Fashion retail is undergoing a fundamental transformation driven by artificial intelligence. From personalized product recommendations to virtual try-on experiences and automated trend forecasting, AI is reshaping every stage of how consumers discover, evaluate, and purchase clothing. Yet beneath these consumer-facing applications lies a less visible but equally important shift: the growing recognition that the quality of AI in fashion depends entirely on the quality of the data used to train it. And in fashion, the most valuable data is video.
The fashion industry produces an extraordinary volume of video content. Runway shows capture collections in motion. Product demonstration videos showcase fit, fabric behavior, and styling options. Influencer content documents how real people wear and combine pieces across an immense range of body types, aesthetics, and cultural contexts. Social commerce livestreams blend product presentation with real-time consumer interaction. Collectively, this content represents an unparalleled visual record of how fashion actually works in practice, far richer than any catalog of static product images could ever be.
The Problem with Unstructured Video
The problem is that almost all of this video exists in an unstructured state. A runway show video does not come with frame-level annotations identifying each garment, its material composition, its movement characteristics, or its styling context. An influencer haul video does not include machine-readable tags linking each product mention to a structured catalog entry, nor does it encode the implicit style knowledge the creator brings to each outfit combination. This information is present in the video, visible to any human viewer, but invisible to an AI system that needs explicit, structured inputs to learn from. The gap between the vast quantity of fashion video that exists and the tiny fraction that is actually usable for AI training is the central bottleneck limiting progress in this space.
Large Video Models, or LVMs, represent the next frontier in fashion AI. Unlike image-based models that analyze individual frames in isolation, LVMs process temporal sequences, understanding how garments move, how fabric drapes during a turn, how an outfit transitions from one context to another. This temporal understanding is critical for applications like virtual try-on, where a static image overlay looks artificial but a video-aware model can simulate realistic garment behavior on a moving body. It is equally important for trend analysis, where patterns emerge not from single snapshots but from the evolution of styling choices over time. To deliver on this promise, however, LVMs require training data that preserves and annotates temporal structure, not just individual frames.
The fashion industry sits on a goldmine of video content.
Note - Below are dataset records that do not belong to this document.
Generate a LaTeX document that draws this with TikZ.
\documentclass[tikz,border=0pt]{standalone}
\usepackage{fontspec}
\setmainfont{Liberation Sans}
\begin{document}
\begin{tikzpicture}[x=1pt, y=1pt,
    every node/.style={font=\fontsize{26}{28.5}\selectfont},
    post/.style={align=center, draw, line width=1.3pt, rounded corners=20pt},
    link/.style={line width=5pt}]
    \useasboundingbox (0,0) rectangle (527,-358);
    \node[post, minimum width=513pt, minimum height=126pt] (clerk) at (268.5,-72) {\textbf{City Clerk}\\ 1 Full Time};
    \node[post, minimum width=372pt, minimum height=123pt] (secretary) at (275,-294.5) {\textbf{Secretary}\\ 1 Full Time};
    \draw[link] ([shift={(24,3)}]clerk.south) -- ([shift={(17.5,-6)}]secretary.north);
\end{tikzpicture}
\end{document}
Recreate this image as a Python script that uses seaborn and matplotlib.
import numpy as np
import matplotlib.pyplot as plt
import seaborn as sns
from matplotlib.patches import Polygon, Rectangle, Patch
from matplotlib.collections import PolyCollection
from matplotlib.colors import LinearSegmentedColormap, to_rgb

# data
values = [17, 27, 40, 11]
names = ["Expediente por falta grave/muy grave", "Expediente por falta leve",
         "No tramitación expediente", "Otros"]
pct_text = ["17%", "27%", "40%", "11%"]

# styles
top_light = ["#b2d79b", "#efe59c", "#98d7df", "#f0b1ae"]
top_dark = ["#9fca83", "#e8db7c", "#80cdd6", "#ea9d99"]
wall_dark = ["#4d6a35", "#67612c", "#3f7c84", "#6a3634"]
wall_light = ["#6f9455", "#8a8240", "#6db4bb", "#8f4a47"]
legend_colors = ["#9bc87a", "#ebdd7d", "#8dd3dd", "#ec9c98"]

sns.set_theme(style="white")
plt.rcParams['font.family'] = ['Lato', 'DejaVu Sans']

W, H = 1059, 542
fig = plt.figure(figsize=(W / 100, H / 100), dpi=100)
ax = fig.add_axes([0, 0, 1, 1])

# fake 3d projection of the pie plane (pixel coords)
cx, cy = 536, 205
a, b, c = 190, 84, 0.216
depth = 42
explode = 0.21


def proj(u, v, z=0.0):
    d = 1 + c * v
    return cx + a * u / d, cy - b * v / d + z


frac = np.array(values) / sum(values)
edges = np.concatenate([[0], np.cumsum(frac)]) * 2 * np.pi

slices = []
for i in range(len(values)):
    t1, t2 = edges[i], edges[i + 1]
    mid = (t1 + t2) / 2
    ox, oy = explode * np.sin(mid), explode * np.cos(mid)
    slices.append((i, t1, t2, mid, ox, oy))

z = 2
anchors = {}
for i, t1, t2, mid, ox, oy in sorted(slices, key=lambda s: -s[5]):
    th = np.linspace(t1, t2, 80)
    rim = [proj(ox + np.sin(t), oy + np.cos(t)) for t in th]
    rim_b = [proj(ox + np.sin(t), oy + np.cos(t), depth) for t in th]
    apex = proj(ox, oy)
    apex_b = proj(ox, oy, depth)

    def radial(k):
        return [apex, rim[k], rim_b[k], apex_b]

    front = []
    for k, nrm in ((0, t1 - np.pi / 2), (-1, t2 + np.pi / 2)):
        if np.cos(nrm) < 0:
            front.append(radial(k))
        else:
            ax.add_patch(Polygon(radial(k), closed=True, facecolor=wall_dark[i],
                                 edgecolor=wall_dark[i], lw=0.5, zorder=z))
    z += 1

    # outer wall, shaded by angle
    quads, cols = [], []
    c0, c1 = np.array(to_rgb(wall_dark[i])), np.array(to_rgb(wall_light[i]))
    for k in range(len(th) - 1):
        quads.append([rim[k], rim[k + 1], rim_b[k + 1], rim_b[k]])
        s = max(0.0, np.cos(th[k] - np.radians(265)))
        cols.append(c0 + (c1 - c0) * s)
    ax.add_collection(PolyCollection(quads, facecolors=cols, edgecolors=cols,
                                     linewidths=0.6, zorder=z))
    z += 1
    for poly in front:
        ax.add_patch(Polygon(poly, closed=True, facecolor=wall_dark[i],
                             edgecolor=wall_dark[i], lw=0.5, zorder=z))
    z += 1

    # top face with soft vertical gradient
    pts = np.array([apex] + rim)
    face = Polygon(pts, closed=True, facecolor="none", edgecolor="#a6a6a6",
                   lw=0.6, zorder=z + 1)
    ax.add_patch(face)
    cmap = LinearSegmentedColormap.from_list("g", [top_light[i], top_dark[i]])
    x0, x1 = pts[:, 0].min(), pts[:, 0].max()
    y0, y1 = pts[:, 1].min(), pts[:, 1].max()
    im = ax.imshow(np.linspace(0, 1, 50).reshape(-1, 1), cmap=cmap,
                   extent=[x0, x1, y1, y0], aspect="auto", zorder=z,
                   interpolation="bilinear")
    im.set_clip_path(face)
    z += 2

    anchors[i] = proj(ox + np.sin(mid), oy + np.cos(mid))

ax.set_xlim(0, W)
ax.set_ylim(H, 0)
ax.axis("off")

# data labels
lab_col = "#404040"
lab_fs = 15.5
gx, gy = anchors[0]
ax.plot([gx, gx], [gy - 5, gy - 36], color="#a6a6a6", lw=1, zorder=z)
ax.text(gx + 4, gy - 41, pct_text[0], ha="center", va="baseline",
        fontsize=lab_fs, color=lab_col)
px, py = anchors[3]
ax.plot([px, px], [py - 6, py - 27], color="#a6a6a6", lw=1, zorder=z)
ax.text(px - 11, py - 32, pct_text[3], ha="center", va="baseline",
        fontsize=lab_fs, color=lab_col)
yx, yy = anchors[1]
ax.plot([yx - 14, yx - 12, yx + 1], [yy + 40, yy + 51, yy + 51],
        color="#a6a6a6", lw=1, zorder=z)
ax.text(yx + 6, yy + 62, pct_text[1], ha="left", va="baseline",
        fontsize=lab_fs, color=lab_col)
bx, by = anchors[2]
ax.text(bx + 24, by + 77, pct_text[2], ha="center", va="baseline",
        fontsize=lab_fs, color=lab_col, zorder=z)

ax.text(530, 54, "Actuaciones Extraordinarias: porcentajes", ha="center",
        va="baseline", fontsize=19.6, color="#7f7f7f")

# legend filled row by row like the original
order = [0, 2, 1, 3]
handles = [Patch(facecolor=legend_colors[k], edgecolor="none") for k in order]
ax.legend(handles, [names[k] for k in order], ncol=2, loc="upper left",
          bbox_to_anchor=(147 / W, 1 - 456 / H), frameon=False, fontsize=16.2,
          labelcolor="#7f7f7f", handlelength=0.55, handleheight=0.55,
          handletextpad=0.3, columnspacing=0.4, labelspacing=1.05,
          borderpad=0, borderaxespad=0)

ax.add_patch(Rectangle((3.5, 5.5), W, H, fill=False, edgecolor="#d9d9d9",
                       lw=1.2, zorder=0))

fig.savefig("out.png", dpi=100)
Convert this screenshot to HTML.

The challenge is not volume. It is structure.
This is where structured annotations unlock the latent value in fashion video. When a runway video is annotated with per-frame garment identification, fabric behavior tags, color and pattern metadata, and silhouette classifications, it becomes a training asset that teaches a model to understand fashion the way a designer or stylist does. When an influencer video is tagged with product identifiers, occasion context, body type information, and style taxonomy labels, it becomes a dataset that enables AI to make genuinely useful recommendations rather than superficial pattern matches. The annotations transform raw footage into structured knowledge, and that structured knowledge is what separates capable fashion AI from novelty demonstrations.
Clairva's Approach
Clairva's approach to building AI-ready fashion datasets centers on this transformation. We work with video creators and content owners in fashion, beauty, and lifestyle to process their existing video libraries into richly annotated, structured datasets designed specifically for training large video models. Our annotation pipeline captures product-level detail, style cues, temporal markers, usage context, and demographic diversity, producing datasets that meet the technical requirements of modern model training while preserving the authentic, real-world quality that makes creator content uniquely valuable. Every dataset is ethically sourced through explicit creator consent and transparent licensing.
The applications enabled by these datasets span the full spectrum of fashion retail. Virtual try-on systems trained on structured video data can realistically simulate how a specific garment will look and move on a specific body type. Product discovery engines can understand not just what an item looks like in a product photo but how it functions in the real world, enabling recommendations based on occasion, styling compatibility, and personal aesthetic rather than simple visual similarity. Trend analysis tools can track the emergence and evolution of styles across creator communities in near real-time, giving brands and retailers an early signal on where consumer preferences are heading.
The future of AI-powered fashion retail will be built on data infrastructure, not just algorithms. The models themselves are increasingly commoditized; what differentiates a compelling fashion AI experience from a mediocre one is the depth, diversity, and structure of the training data behind it. Retailers and brands that invest in high-quality, ethically sourced, structured video datasets will build AI capabilities that their competitors cannot easily replicate. As the industry moves from static product catalogs to dynamic, video-native commerce experiences, the companies that control access to the best fashion video data will hold a decisive advantage. Clairva is building the infrastructure to make that data available, on fair terms, to everyone who needs it.